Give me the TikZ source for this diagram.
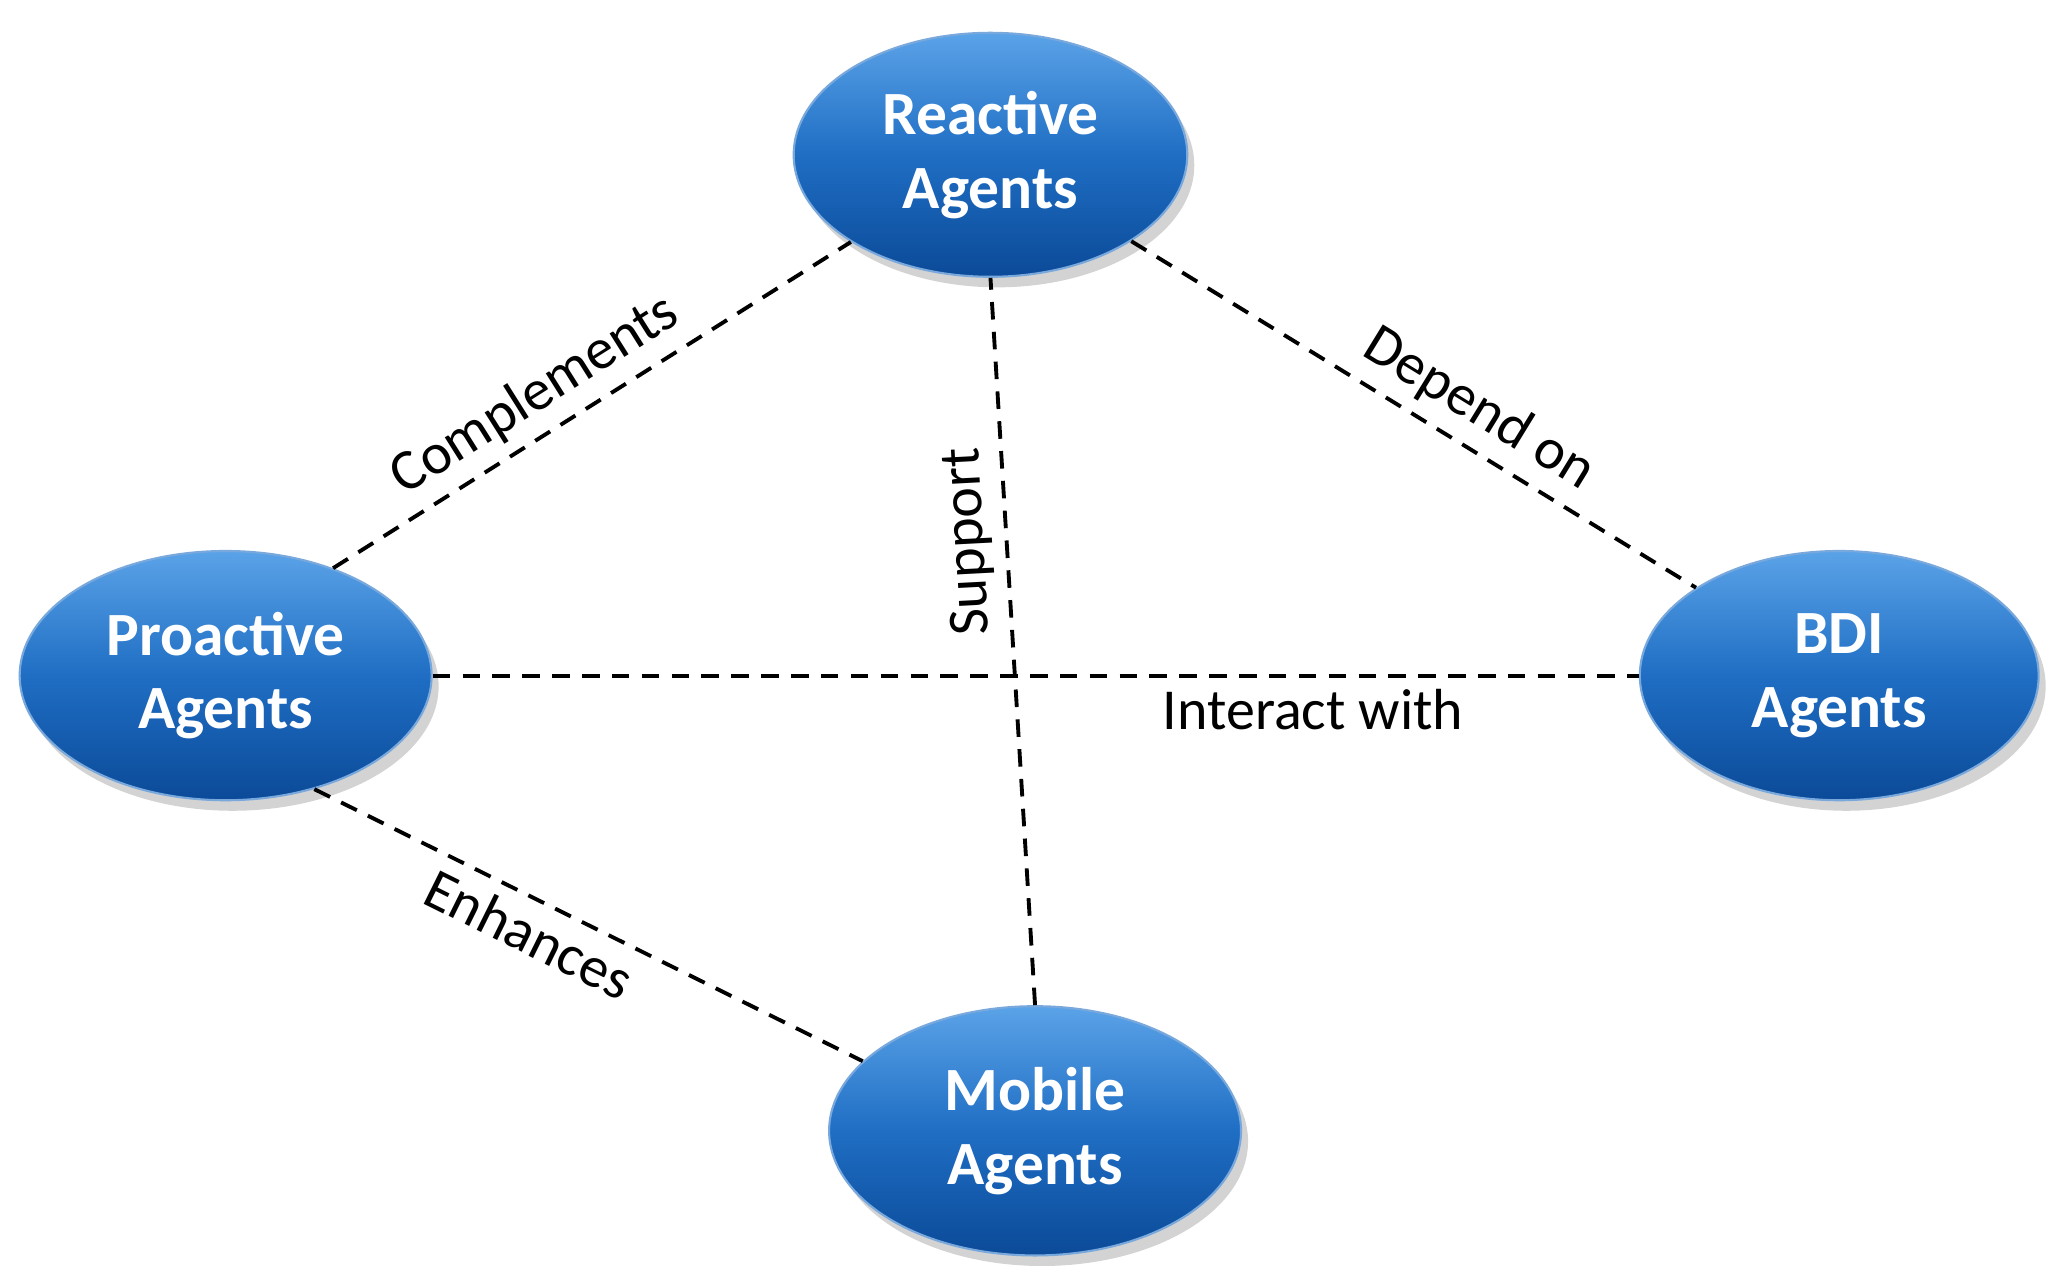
\documentclass[tikz,border=0pt]{standalone}
\usepackage{fontspec}
\setmainfont{Carlito}
\usetikzlibrary{shapes.geometric,shadows}
\definecolor{btop}{HTML}{5BA3E8}
\definecolor{bmid}{HTML}{1F6EC4}
\definecolor{bbot}{HTML}{0B4A98}
\begin{document}
\begin{tikzpicture}[x=0.01312cm,y=-0.01312cm,
  agent/.style={ellipse,inner sep=0pt,
    top color=btop,bottom color=bbot,middle color=bmid,draw=bmid!60!white,line width=0.6pt,
    text=white,font=\fontsize{17.5}{21}\selectfont\bfseries,align=center,
    drop shadow={shadow xshift=2pt,shadow yshift=-3pt,opacity=0.35}},
  rel/.style={draw,dashed,line width=1.1pt,dash pattern=on 5pt off 3.5pt},
  lab/.style={font=\fontsize{16.5}{20}\selectfont,sloped}]
\useasboundingbox (0,0) rectangle (1568,975);
\node[agent,minimum width=300*0.01312cm,minimum height=186*0.01312cm] (R) at (755,118) {Reactive\\Agents};
\node[agent,minimum width=314*0.01312cm,minimum height=190*0.01312cm] (P) at (172,515) {Proactive\\Agents};
\node[agent,minimum width=304*0.01312cm,minimum height=190*0.01312cm] (B) at (1402,515) {BDI\\Agents};
\node[agent,minimum width=314*0.01312cm,minimum height=190*0.01312cm] (M) at (789,862) {Mobile\\Agents};
\draw[rel] (P.45) -- node[lab,above,pos=0.43]{Complements} (R.-148);
\draw[rel] (R) -- node[lab,above,pos=0.58]{Depend on} (B);
\draw[rel] (M.north) -- node[font=\fontsize{16.5}{20}\selectfont,rotate=93,anchor=south,pos=0.64]{Support} (R.south);
\draw[rel] (P) -- node[lab,below,pos=0.73]{Interact with} (B);
\draw[rel] (P.-52) -- node[lab,below,pos=0.42]{Enhances} (M.158);
\end{tikzpicture}
\end{document}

..........

§ **STATED GOAL**
Quote every line word for word and keep the images out of the copy.

§ **REPLY**
Give me the TikZ source for this diagram.
\documentclass[tikz,border=0pt]{standalone}
\usepackage{fontspec}
\setmainfont{Carlito}
\usetikzlibrary{shapes.geometric,shadows}
\definecolor{btop}{HTML}{5BA3E8}
\definecolor{bmid}{HTML}{1F6EC4}
\definecolor{bbot}{HTML}{0B4A98}
\begin{document}
\begin{tikzpicture}[x=0.01312cm,y=-0.01312cm,
  agent/.style={ellipse,inner sep=0pt,
    top color=btop,bottom color=bbot,middle color=bmid,draw=bmid!60!white,line width=0.6pt,
    text=white,font=\fontsize{17.5}{21}\selectfont\bfseries,align=center,
    drop shadow={shadow xshift=2pt,shadow yshift=-3pt,opacity=0.35}},
  rel/.style={draw,dashed,line width=1.1pt,dash pattern=on 5pt off 3.5pt},
  lab/.style={font=\fontsize{16.5}{20}\selectfont,sloped}]
\useasboundingbox (0,0) rectangle (1568,975);
\node[agent,minimum width=300*0.01312cm,minimum height=186*0.01312cm] (R) at (755,118) {Reactive\\Agents};
\node[agent,minimum width=314*0.01312cm,minimum height=190*0.01312cm] (P) at (172,515) {Proactive\\Agents};
\node[agent,minimum width=304*0.01312cm,minimum height=190*0.01312cm] (B) at (1402,515) {BDI\\Agents};
\node[agent,minimum width=314*0.01312cm,minimum height=190*0.01312cm] (M) at (789,862) {Mobile\\Agents};
\draw[rel] (P.45) -- node[lab,above,pos=0.43]{Complements} (R.-148);
\draw[rel] (R) -- node[lab,above,pos=0.58]{Depend on} (B);
\draw[rel] (M.north) -- node[font=\fontsize{16.5}{20}\selectfont,rotate=93,anchor=south,pos=0.64]{Support} (R.south);
\draw[rel] (P) -- node[lab,below,pos=0.73]{Interact with} (B);
\draw[rel] (P.-52) -- node[lab,below,pos=0.42]{Enhances} (M.158);
\end{tikzpicture}
\end{document}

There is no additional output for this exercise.